For a guy who specializes in helping fix other people’s problems, though, Dr. Phil gets into pretty regular trouble. Last week, however, he outdid himself.

Or rather, his chase producer did. That’s who probably Tweeted out a now-notorious question to the doctor’s million-plus followers on August 20:

If a girl is drunk, is it OK to have sex with her? Reply yes or no to @drphil #teensaccused

The hashtag referred to an upcoming show topic: those high-profile cases of young women allegedly raped at booze-fueled parties, after which explicit photos of the incidents are posted on social media. After one such instance, a Canadian teen named Rehtaeh Parsons took her own life. Her mother was scheduled to appear as Dr. Phil’s guest on that particular episode. (Earlier this month, two 18-year-old men were charged with distributing child pornography in relation to this case.)

Although clearly intended to simply “crowdsource” prevailing attitudes (however politically incorrect) in advance of the program, Dr. Phil’s “drunk sex” Tweet was quickly deleted after sparking an online firestorm.

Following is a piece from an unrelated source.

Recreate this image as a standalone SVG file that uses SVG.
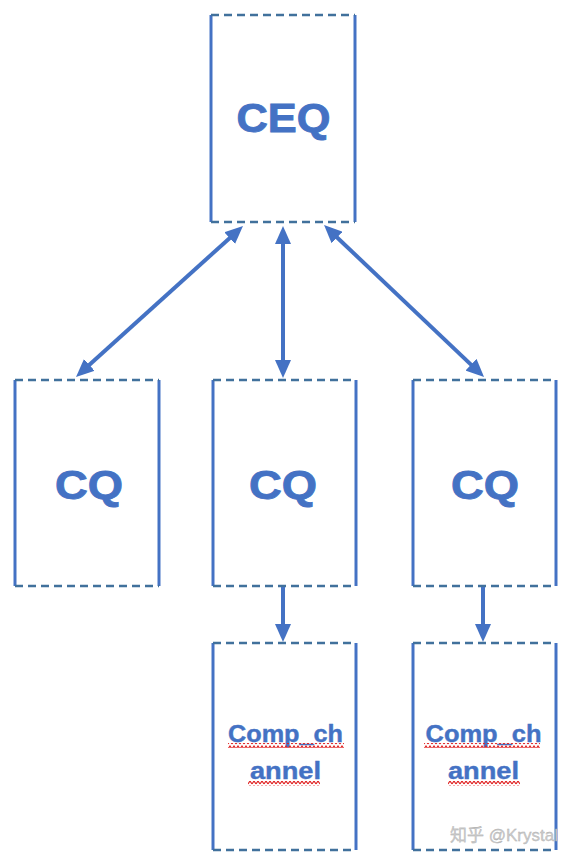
<svg xmlns="http://www.w3.org/2000/svg" width="578" height="862" viewBox="0 0 578 862">
<style>
.side{stroke:#4472C4;stroke-width:3;fill:none}
.dash{stroke:#41719C;stroke-width:2.4;stroke-dasharray:8 5;fill:none}
.big{font-family:"Liberation Sans",Arial,sans-serif;font-weight:bold;font-size:41px;fill:#4472C4;stroke:#4472C4;stroke-width:0.9;text-anchor:middle}
.small{font-family:"Liberation Sans",Arial,sans-serif;font-weight:bold;font-size:23px;fill:#4472C4;stroke:#4472C4;stroke-width:0.4;text-anchor:middle}
.conn{stroke:#4472C4;stroke-width:4;fill:none}
.wm{font-family:"Liberation Sans","Noto Sans CJK SC",sans-serif;font-size:17px;fill:#cccccc;stroke:#a8a8a8;stroke-width:0.3}
</style>
<defs>
<marker id="ah" markerUnits="userSpaceOnUse" markerWidth="18" markerHeight="16" refX="4" refY="8" orient="auto-start-reverse">
<path d="M0,0 L18,8 L0,16 z" fill="#4472C4"/>
</marker>
<pattern id="wave" width="4" height="5" patternUnits="userSpaceOnUse">
<path d="M0,4 L2,1 L4,4" stroke="#e02020" stroke-width="1.2" fill="none"/>
</pattern>
</defs>
<rect width="578" height="862" fill="#ffffff"/>

<g id="ceq">
<line class="side" x1="211" y1="15" x2="211" y2="222"/>
<line class="side" x1="355" y1="15" x2="355" y2="222"/>
<line class="dash" x1="211" y1="15" x2="355" y2="15"/>
<line class="dash" x1="211" y1="222" x2="355" y2="222"/>
<text class="big" x="283.5" y="132" textLength="94" lengthAdjust="spacingAndGlyphs">CEQ</text>
</g>

<g id="cq1">
<line class="side" x1="15" y1="380" x2="15" y2="586"/>
<line class="side" x1="159" y1="380" x2="159" y2="586"/>
<line class="dash" x1="15" y1="380" x2="159" y2="380"/>
<line class="dash" x1="15" y1="586" x2="159" y2="586"/>
<text class="big" x="89" y="499" textLength="68" lengthAdjust="spacingAndGlyphs">CQ</text>
</g>

<g id="cq2">
<line class="side" x1="213" y1="380" x2="213" y2="586"/>
<line class="side" x1="356" y1="380" x2="356" y2="586"/>
<line class="dash" x1="213" y1="380" x2="356" y2="380"/>
<line class="dash" x1="213" y1="586" x2="356" y2="586"/>
<text class="big" x="283" y="499" textLength="68" lengthAdjust="spacingAndGlyphs">CQ</text>
</g>

<g id="cq3">
<line class="side" x1="413" y1="380" x2="413" y2="586"/>
<line class="side" x1="556" y1="380" x2="556" y2="586"/>
<line class="dash" x1="413" y1="380" x2="556" y2="380"/>
<line class="dash" x1="413" y1="586" x2="556" y2="586"/>
<text class="big" x="485" y="499" textLength="68" lengthAdjust="spacingAndGlyphs">CQ</text>
</g>

<g id="comp1">
<line class="side" x1="213" y1="643" x2="213" y2="850"/>
<line class="side" x1="356" y1="643" x2="356" y2="850"/>
<line class="dash" x1="213" y1="643" x2="356" y2="643"/>
<line class="dash" x1="213" y1="850" x2="356" y2="850"/>
<text class="small" x="285.5" y="742" textLength="115" lengthAdjust="spacingAndGlyphs">Comp_ch</text>
<text class="small" x="285.5" y="779" textLength="71" lengthAdjust="spacingAndGlyphs">annel</text>
<rect x="228" y="743" width="116" height="5" fill="url(#wave)"/>
<rect x="248" y="781" width="72" height="5" fill="url(#wave)"/>
</g>

<g id="comp2">
<line class="side" x1="413" y1="643" x2="413" y2="850"/>
<line class="side" x1="556" y1="643" x2="556" y2="850"/>
<line class="dash" x1="413" y1="643" x2="556" y2="643"/>
<line class="dash" x1="413" y1="850" x2="556" y2="850"/>
<text class="small" x="483.5" y="742" textLength="116" lengthAdjust="spacingAndGlyphs">Comp_ch</text>
<text class="small" x="483.5" y="779" textLength="71" lengthAdjust="spacingAndGlyphs">annel</text>
<rect x="424" y="743" width="116" height="5" fill="url(#wave)"/>
<rect x="448" y="781" width="72" height="5" fill="url(#wave)"/>
</g>

<g id="connectors">
<line class="conn" x1="86.4" y1="367.6" x2="232.6" y2="235.4" marker-start="url(#ah)" marker-end="url(#ah)"/>
<line class="conn" x1="283" y1="240" x2="283" y2="364" marker-start="url(#ah)" marker-end="url(#ah)"/>
<line class="conn" x1="334.2" y1="234.7" x2="473.9" y2="367.4" marker-start="url(#ah)" marker-end="url(#ah)"/>
<line class="conn" x1="283" y1="587" x2="283" y2="628" marker-end="url(#ah)"/>
<line class="conn" x1="483" y1="587" x2="483" y2="628" marker-end="url(#ah)"/>
</g>

<text class="wm" x="450" y="841">知乎 @Krystal</text>
</svg>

“Rad-Femme Lawyer” huffed, “You know good and goddamn well that asking when a girl ‘deserves’ to be raped is a destructive question in itself.”

“If a TV Shrink makes my daughter feel guilty b/c she was date raped while drunk, can I punch him in his dick?” one fellow Tweeted in reply.

Consensus rapidly congealed: Dr. Phil’s query had been self-evidently “shocking.” Particularly on the distaff side of the Web, where mythical beasts called “rape culture” and “slut shaming” are cited with alarming regularity, the reaction was predictably hysterical.